Additionally, the massacre highlighted the role of class and race in colonial resistance. Crispus Attucks, a mixed-race man, became a symbol of the diverse coalition that opposed British rule. His inclusion in the historical memory of the event helped broaden the appeal of the Patriot cause, even if the promise of liberty was not yet extended to African Americans. The event also demonstrated that ordinary working people shared grievances with wealthy landowners and merchants—a coalition that was essential for the success of the Continental Congress’s boycott and military efforts.

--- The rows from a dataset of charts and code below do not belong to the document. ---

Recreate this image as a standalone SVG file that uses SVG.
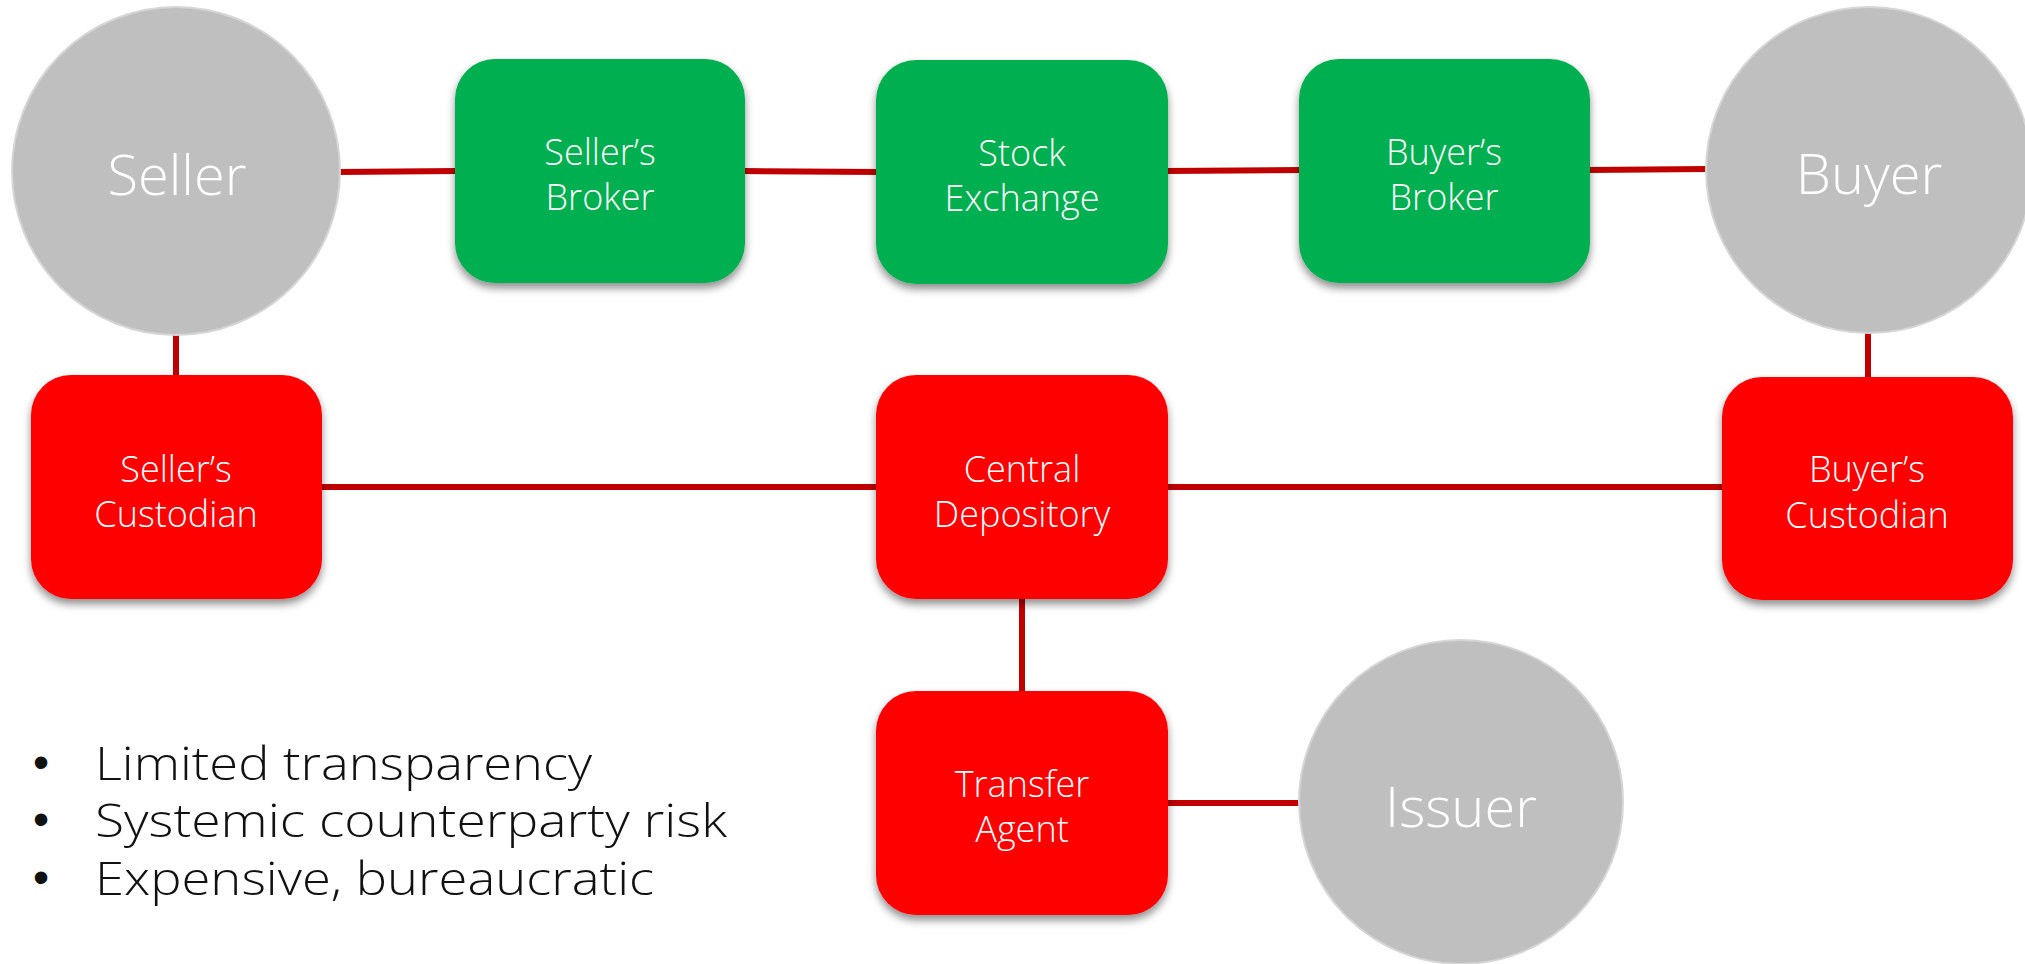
<svg xmlns="http://www.w3.org/2000/svg" width="2025" height="964" viewBox="0 0 2025 964">
  <defs>
    <filter id="shadow" x="-10%" y="-10%" width="120%" height="125%">
      <feDropShadow dx="0" dy="5" stdDeviation="4" flood-color="#000" flood-opacity="0.45"/>
    </filter>
    <style>
      .box-green { fill: #00AF50; filter: url(#shadow); }
      .box-red { fill: #FE0000; filter: url(#shadow); }
      .party { fill: #BFBFBF; stroke: #D6D6D6; stroke-width: 2; }
      .label { font-family: "Open Sans", Lato, sans-serif; font-weight: 300; fill: #FFFFFF; text-anchor: middle; }
      .box-label { font-size: 36px; }
      .party-label { font-size: 56px; }
      .link { stroke: #C00000; stroke-width: 6; fill: none; }
      .note { font-family: "Open Sans", Lato, sans-serif; font-weight: 300; font-size: 46px; fill: #111111; }
      .dot { font-family: "Liberation Sans", Arial, sans-serif; font-size: 46px; fill: #111111; }
    </style>
  </defs>

  <rect width="2025" height="964" fill="#FFFFFF"/>

  <!-- connectors -->
  <g id="connectors">
    <line class="link" x1="338" y1="172" x2="457" y2="171"/>
    <line class="link" x1="743" y1="171" x2="878" y2="172"/>
    <line class="link" x1="1166" y1="171" x2="1301" y2="170"/>
    <line class="link" x1="1588" y1="170" x2="1707" y2="169"/>
    <line class="link" x1="176" y1="333" x2="176" y2="377"/>
    <line class="link" x1="320" y1="487" x2="878" y2="487"/>
    <line class="link" x1="1166" y1="487" x2="1724" y2="487"/>
    <line class="link" x1="1868" y1="331" x2="1868" y2="379"/>
    <line class="link" x1="1022" y1="596" x2="1022" y2="693"/>
    <line class="link" x1="1166" y1="803" x2="1301" y2="803"/>
  </g>

  <!-- parties -->
  <g id="seller">
    <circle class="party" cx="176" cy="171" r="164"/>
    <text class="label party-label" x="177" y="195">Seller</text>
  </g>
  <g id="buyer">
    <circle class="party" cx="1869" cy="170" r="163"/>
    <text class="label party-label" x="1869" y="194">Buyer</text>
  </g>
  <g id="issuer">
    <circle class="party" cx="1461" cy="802" r="162"/>
    <text class="label party-label" x="1461" y="827">Issuer</text>
  </g>

  <!-- trading chain -->
  <g id="sellers-broker">
    <rect class="box-green" x="455" y="59" width="290" height="224" rx="40" ry="40"/>
    <text class="label box-label" x="600" y="165">Seller’s</text>
    <text class="label box-label" x="600" y="210">Broker</text>
  </g>
  <g id="stock-exchange">
    <rect class="box-green" x="876" y="60" width="292" height="224" rx="40" ry="40"/>
    <text class="label box-label" x="1022" y="166">Stock</text>
    <text class="label box-label" x="1022" y="211">Exchange</text>
  </g>
  <g id="buyers-broker">
    <rect class="box-green" x="1299" y="59" width="291" height="224" rx="40" ry="40"/>
    <text class="label box-label" x="1444" y="165">Buyer’s</text>
    <text class="label box-label" x="1444" y="210">Broker</text>
  </g>

  <!-- settlement chain -->
  <g id="sellers-custodian">
    <rect class="box-red" x="31" y="375" width="291" height="224" rx="40" ry="40"/>
    <text class="label box-label" x="176" y="482">Seller’s</text>
    <text class="label box-label" x="176" y="527">Custodian</text>
  </g>
  <g id="central-depository">
    <rect class="box-red" x="876" y="375" width="292" height="224" rx="40" ry="40"/>
    <text class="label box-label" x="1022" y="482">Central</text>
    <text class="label box-label" x="1022" y="527">Depository</text>
  </g>
  <g id="buyers-custodian">
    <rect class="box-red" x="1722" y="377" width="291" height="223" rx="40" ry="40"/>
    <text class="label box-label" x="1867" y="482">Buyer’s</text>
    <text class="label box-label" x="1867" y="528">Custodian</text>
  </g>
  <g id="transfer-agent">
    <rect class="box-red" x="876" y="691" width="292" height="224" rx="40" ry="40"/>
    <text class="label box-label" x="1022" y="797">Transfer</text>
    <text class="label box-label" x="1022" y="842">Agent</text>
  </g>

  <!-- drawbacks list -->
  <g id="drawbacks">
    <text class="dot" x="33" y="778">•</text>
    <text class="note" x="95" y="780" textLength="497" lengthAdjust="spacingAndGlyphs">Limited transparency</text>
    <text class="dot" x="33" y="835">•</text>
    <text class="note" x="95" y="837" textLength="632" lengthAdjust="spacingAndGlyphs">Systemic counterparty risk</text>
    <text class="dot" x="33" y="893">•</text>
    <text class="note" x="95" y="895" textLength="559" lengthAdjust="spacingAndGlyphs">Expensive, bureaucratic</text>
  </g>
</svg>
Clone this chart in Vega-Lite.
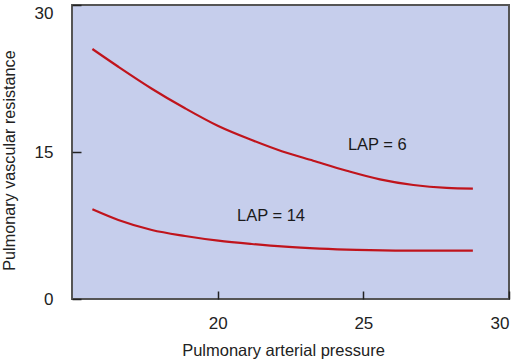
{
  "$schema": "https://vega.github.io/schema/vega-lite/v6.json",
  "width": 437,
  "height": 294,
  "autosize": {"type": "none"},
  "padding": {"left": 72, "top": 5, "right": 9, "bottom": 62},
  "background": "white",
  "config": {
    "view": {"fill": "#c6ceec", "stroke": "#555555", "strokeWidth": 2},
    "font": "Liberation Sans"
  },
  "datasets": {
    "curves": [
      {"lap": "6", "pap": 15.70, "pvr": 25.51},
      {"lap": "6", "pap": 16.59, "pvr": 23.70},
      {"lap": "6", "pap": 17.74, "pvr": 21.46},
      {"lap": "6", "pap": 18.88, "pvr": 19.46},
      {"lap": "6", "pap": 20.02, "pvr": 17.65},
      {"lap": "6", "pap": 21.17, "pvr": 16.22},
      {"lap": "6", "pap": 22.20, "pvr": 15.08},
      {"lap": "6", "pap": 23.28, "pvr": 14.11},
      {"lap": "6", "pap": 24.43, "pvr": 13.09},
      {"lap": "6", "pap": 25.57, "pvr": 12.21},
      {"lap": "6", "pap": 26.72, "pvr": 11.63},
      {"lap": "6", "pap": 27.86, "pvr": 11.33},
      {"lap": "6", "pap": 28.76, "pvr": 11.26},
      {"lap": "14", "pap": 15.70, "pvr": 9.15},
      {"lap": "14", "pap": 16.59, "pvr": 8.06},
      {"lap": "14", "pap": 17.74, "pvr": 7.04},
      {"lap": "14", "pap": 18.88, "pvr": 6.43},
      {"lap": "14", "pap": 20.02, "pvr": 5.95},
      {"lap": "14", "pap": 21.17, "pvr": 5.61},
      {"lap": "14", "pap": 22.31, "pvr": 5.34},
      {"lap": "14", "pap": 23.50, "pvr": 5.15},
      {"lap": "14", "pap": 24.77, "pvr": 5.02},
      {"lap": "14", "pap": 26.50, "pvr": 4.94},
      {"lap": "14", "pap": 28.76, "pvr": 4.93}
    ],
    "labels": [
      {"text": "LAP = 6", "pap": 25.48, "pvr": 15.7},
      {"text": "LAP = 14", "pap": 21.83, "pvr": 8.47}
    ]
  },
  "layer": [
    {
      "data": {"name": "curves"},
      "mark": {"type": "line", "color": "#c0141c", "strokeWidth": 2.2, "interpolate": "monotone"},
      "encoding": {
        "x": {
          "field": "pap", "type": "quantitative",
          "scale": {"domain": [15, 30], "nice": false},
          "axis": {
            "title": "Pulmonary arterial pressure",
            "values": [20, 25, 30],
            "grid": false, "domain": false, "zindex": 1,
            "offset": -8,
            "tickSize": 8, "tickColor": "#222222", "tickWidth": 1.5,
            "labelPadding": 16, "labelFontSize": 17, "labelColor": "#222222",
            "labelFont": "Liberation Sans",
            "titleFontSize": 16.5, "titleFontWeight": "normal", "titleColor": "#222222",
            "titleFont": "Liberation Sans", "titleX": 211, "titleY": 59, "titleBaseline": "middle"
          }
        },
        "y": {
          "field": "pvr", "type": "quantitative",
          "scale": {"domain": [0, 30], "nice": false},
          "axis": {
            "title": "Pulmonary vascular resistance",
            "values": [0, 15, 30],
            "grid": false, "domain": false, "zindex": 1,
            "offset": -9,
            "tickSize": 9, "tickColor": "#222222", "tickWidth": 1.5,
            "labelPadding": 19, "labelFontSize": 17, "labelColor": "#222222",
            "labelFont": "Liberation Sans",
            "labelBaseline": {"condition": {"test": "datum.value == 30", "value": "top"}, "value": "middle"},
            "titleFontSize": 16.2, "titleFontWeight": "normal", "titleColor": "#222222",
            "titleFont": "Liberation Sans", "titleX": -72, "titleY": 155, "titleBaseline": "middle"
          }
        },
        "detail": {"field": "lap"}
      }
    },
    {
      "data": {"name": "labels"},
      "mark": {"type": "text", "fontSize": 16.5, "color": "#1a1a1a", "font": "Liberation Sans", "align": "center", "baseline": "middle"},
      "encoding": {
        "x": {"field": "pap", "type": "quantitative"},
        "y": {"field": "pvr", "type": "quantitative"},
        "text": {"field": "text"}
      }
    }
  ]
}
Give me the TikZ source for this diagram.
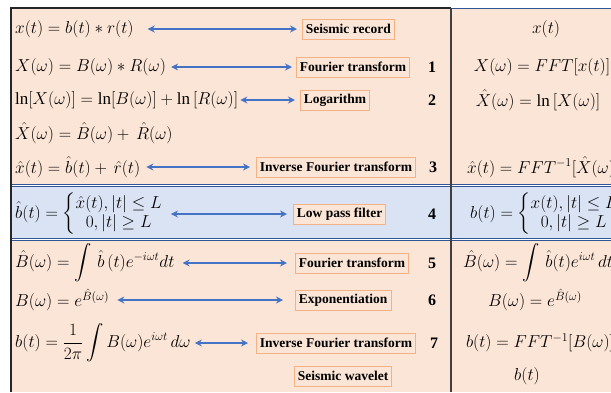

Modern Reflections and Educational Resources

Today, the Boston Massacre is a core element of America’s founding story. The site on State Street (formerly King Street) is marked by a cobblestone circle and a plaque. The Bostonian Society at the Old State House maintains interpretive exhibits. For those seeking primary sources, the Library of Congress offers the Journals of the Continental Congress, which show how the delegates systematically addressed grievances that stretched back to the massacre. The Massachusetts Historical Society holds Paul Revere’s engraving and the official report of the massacre’s inquest. Teachers and students can explore the National Park Service’s Boston National Historical Park for free materials and virtual tours.

For a deeper analysis of the legal and political ramifications, the Gilder Lehrman Institute of American History provides an essay that connects the massacre trials to the development of legal protections for defendants. And for a comprehensive overview of how the First Continental Congress functioned, the National Archives features a background article on the Congress and its achievements.

Conclusion: The Unbroken Thread

The Boston Massacre was not the cause of the American Revolution, but it became a crucial part of its origin story. By creating a shared symbol of British cruelty and colonial sacrifice, the event helped bridge the gaps between the colonies. It fueled the Committees of Correspondence, shaped the rhetorical strategy of Patriot leaders, and provided an emotional foundation for the First Continental Congress. When the delegates met in Philadelphia in 1774, they carried with them the memory of five men killed on a Boston street. That memory, carefully cultivated and repeatedly invoked, helped turn a series of isolated grievances into a coordinated movement for independence. The legacy of the Boston Massacre is not only in the blood spilled on King Street but in the political institutions that arose from the demand for justice—institutions that began with the First Continental Congress and endure to this day.